Yossi Lev
2010-May-12 03:19 UTC
[dtrace-discuss] Accessing an array of global indicators concurrently (by multiple threads)
Hi
I know that global variables in DTrace are unprotected, and that
generally accessing them by multiple threads is unsafe. However, I
think that I have a case in which it would be o.k to share a global
variable between threads, and wanted your advice about that.

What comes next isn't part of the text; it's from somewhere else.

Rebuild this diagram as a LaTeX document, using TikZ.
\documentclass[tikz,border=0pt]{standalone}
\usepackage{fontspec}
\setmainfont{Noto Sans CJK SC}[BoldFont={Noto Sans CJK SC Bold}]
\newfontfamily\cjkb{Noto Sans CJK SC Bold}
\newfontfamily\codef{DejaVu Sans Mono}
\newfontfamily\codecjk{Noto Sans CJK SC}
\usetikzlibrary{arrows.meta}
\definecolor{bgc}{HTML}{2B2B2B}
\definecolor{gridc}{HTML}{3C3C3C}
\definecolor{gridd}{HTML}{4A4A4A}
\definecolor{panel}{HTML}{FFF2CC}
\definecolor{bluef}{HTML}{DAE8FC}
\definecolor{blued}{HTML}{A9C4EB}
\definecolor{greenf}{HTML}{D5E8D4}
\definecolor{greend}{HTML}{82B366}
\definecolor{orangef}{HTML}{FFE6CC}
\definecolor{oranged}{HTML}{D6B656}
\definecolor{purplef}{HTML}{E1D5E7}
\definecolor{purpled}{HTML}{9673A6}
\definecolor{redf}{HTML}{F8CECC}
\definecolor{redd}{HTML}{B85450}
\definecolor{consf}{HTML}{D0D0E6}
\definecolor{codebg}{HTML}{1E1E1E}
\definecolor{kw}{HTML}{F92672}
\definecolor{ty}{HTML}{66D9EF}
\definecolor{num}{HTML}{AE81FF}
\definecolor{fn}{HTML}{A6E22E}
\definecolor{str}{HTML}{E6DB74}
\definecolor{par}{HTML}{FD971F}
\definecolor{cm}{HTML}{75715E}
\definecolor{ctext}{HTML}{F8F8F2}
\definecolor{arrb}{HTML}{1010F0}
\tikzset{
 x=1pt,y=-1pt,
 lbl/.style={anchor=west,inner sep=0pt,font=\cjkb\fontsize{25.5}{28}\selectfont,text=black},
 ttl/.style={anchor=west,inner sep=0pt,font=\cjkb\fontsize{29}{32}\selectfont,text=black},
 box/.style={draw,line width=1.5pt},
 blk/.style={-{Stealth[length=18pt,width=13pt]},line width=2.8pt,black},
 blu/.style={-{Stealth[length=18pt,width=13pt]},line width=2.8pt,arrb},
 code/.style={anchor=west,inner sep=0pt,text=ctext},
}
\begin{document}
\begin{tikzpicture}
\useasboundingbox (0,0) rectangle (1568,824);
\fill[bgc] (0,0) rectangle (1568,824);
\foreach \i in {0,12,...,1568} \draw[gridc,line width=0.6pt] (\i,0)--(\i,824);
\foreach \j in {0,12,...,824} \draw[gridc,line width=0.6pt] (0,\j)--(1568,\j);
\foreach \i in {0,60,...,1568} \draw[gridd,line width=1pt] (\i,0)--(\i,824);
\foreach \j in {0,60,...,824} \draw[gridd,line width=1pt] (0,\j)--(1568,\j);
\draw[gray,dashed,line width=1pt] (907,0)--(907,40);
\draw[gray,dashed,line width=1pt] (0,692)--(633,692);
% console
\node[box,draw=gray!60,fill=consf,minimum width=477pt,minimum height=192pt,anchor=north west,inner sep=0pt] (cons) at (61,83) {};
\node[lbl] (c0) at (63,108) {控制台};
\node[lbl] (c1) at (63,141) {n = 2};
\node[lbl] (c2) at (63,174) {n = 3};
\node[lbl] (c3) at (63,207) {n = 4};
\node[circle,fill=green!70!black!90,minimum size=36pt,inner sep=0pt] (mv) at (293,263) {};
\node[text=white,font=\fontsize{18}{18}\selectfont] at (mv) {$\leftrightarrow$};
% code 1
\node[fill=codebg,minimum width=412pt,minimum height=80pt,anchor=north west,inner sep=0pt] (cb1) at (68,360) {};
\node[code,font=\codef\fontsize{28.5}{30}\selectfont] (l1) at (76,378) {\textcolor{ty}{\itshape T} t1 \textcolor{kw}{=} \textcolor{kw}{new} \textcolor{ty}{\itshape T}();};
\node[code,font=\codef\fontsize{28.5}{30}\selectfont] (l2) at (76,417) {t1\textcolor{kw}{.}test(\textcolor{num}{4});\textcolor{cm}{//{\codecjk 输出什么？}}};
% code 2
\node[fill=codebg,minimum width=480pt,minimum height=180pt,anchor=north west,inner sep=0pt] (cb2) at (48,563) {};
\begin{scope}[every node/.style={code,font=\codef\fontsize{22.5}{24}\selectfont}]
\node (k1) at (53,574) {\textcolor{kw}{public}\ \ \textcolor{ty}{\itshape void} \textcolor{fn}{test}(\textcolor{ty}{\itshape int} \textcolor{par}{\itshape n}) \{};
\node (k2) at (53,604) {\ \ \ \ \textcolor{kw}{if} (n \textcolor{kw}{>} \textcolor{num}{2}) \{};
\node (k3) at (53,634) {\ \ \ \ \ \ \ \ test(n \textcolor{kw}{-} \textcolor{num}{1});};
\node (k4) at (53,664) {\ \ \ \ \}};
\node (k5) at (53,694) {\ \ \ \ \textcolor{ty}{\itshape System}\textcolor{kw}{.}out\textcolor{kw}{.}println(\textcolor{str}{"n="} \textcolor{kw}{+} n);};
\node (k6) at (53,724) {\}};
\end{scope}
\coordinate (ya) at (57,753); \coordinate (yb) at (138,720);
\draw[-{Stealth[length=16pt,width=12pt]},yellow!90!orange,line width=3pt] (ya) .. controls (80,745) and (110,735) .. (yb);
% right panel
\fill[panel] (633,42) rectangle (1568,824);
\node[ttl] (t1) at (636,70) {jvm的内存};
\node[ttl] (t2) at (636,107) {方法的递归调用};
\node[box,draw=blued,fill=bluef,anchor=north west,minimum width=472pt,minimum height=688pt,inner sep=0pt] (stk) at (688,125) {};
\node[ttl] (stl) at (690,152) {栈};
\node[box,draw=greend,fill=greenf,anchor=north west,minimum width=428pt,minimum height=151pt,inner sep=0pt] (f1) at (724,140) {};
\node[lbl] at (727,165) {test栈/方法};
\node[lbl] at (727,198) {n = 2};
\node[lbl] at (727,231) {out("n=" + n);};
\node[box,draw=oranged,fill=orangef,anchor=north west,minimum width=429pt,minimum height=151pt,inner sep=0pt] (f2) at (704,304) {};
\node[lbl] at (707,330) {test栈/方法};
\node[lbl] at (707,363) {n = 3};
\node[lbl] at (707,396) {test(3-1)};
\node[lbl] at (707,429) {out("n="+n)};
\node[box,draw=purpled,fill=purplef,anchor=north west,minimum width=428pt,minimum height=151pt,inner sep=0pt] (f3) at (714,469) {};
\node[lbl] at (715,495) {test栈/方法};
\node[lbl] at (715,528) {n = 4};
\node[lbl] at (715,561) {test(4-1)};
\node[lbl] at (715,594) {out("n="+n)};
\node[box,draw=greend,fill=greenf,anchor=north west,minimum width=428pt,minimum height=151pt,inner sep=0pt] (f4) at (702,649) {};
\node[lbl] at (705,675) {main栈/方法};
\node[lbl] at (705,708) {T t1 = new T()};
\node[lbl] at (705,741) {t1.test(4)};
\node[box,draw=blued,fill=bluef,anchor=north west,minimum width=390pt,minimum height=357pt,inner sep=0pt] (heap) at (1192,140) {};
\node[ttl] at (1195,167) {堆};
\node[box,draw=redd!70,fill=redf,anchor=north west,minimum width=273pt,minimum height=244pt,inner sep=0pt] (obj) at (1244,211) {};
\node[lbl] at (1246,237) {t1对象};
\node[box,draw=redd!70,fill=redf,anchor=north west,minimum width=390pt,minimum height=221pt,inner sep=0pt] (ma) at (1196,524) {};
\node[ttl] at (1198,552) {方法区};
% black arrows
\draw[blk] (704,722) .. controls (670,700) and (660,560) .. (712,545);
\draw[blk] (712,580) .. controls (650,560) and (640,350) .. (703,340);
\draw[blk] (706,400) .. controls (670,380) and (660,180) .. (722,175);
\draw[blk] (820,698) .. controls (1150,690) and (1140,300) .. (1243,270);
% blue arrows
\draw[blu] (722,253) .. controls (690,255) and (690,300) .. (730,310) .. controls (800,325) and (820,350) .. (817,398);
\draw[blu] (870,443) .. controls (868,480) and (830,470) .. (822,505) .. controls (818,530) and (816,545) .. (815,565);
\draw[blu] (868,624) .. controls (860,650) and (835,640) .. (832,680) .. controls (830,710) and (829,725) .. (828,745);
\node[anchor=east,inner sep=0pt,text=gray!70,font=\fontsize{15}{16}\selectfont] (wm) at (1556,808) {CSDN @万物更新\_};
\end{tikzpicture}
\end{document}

In my case I need a 0/1 indicator that goes once from 0 to 1. Thus, all
the threads may run the following DTrace clause:
int indicator;
<some probe that may fire for multiple therads>
/indicator == 0/
{
indicator = 1;
}
I don''t really know how global variable are implemented in DTrace, but
I
believe that this usage pattern should be safe, and guarantee that the
variable at the end of the run is 1 if and only if the above probe fired
for at least one thread --- right? (Even though the reading of
indicator in the predicate is not atomic with writing it, the worst that
can happen is that multiple threads will write the variable to 1
concurrently, which I hope is safe.)
Now, for the more tricky question: what if I would like to use the same
pattern with an associative array, where each element in the array is a
global indicator? That is, the clause above would look something like:
int indicators[int];
<some probe that may fire for multiple therads>
/indicators[arg0] == 0/
{
indicators[arg0] = 1;
}
Is it still safe? The main reason I''m asking is that I do not know how
associative arrays are implemented in DTrace, and I can definitely
imagine an implementation that will make the above example unsafe
(e.g. if the array is implemented with a hashtable that can overflow and
be resized without taking into account concurrent lookup/assignments by
other threads). Can someone tell me if the above pattern is safe?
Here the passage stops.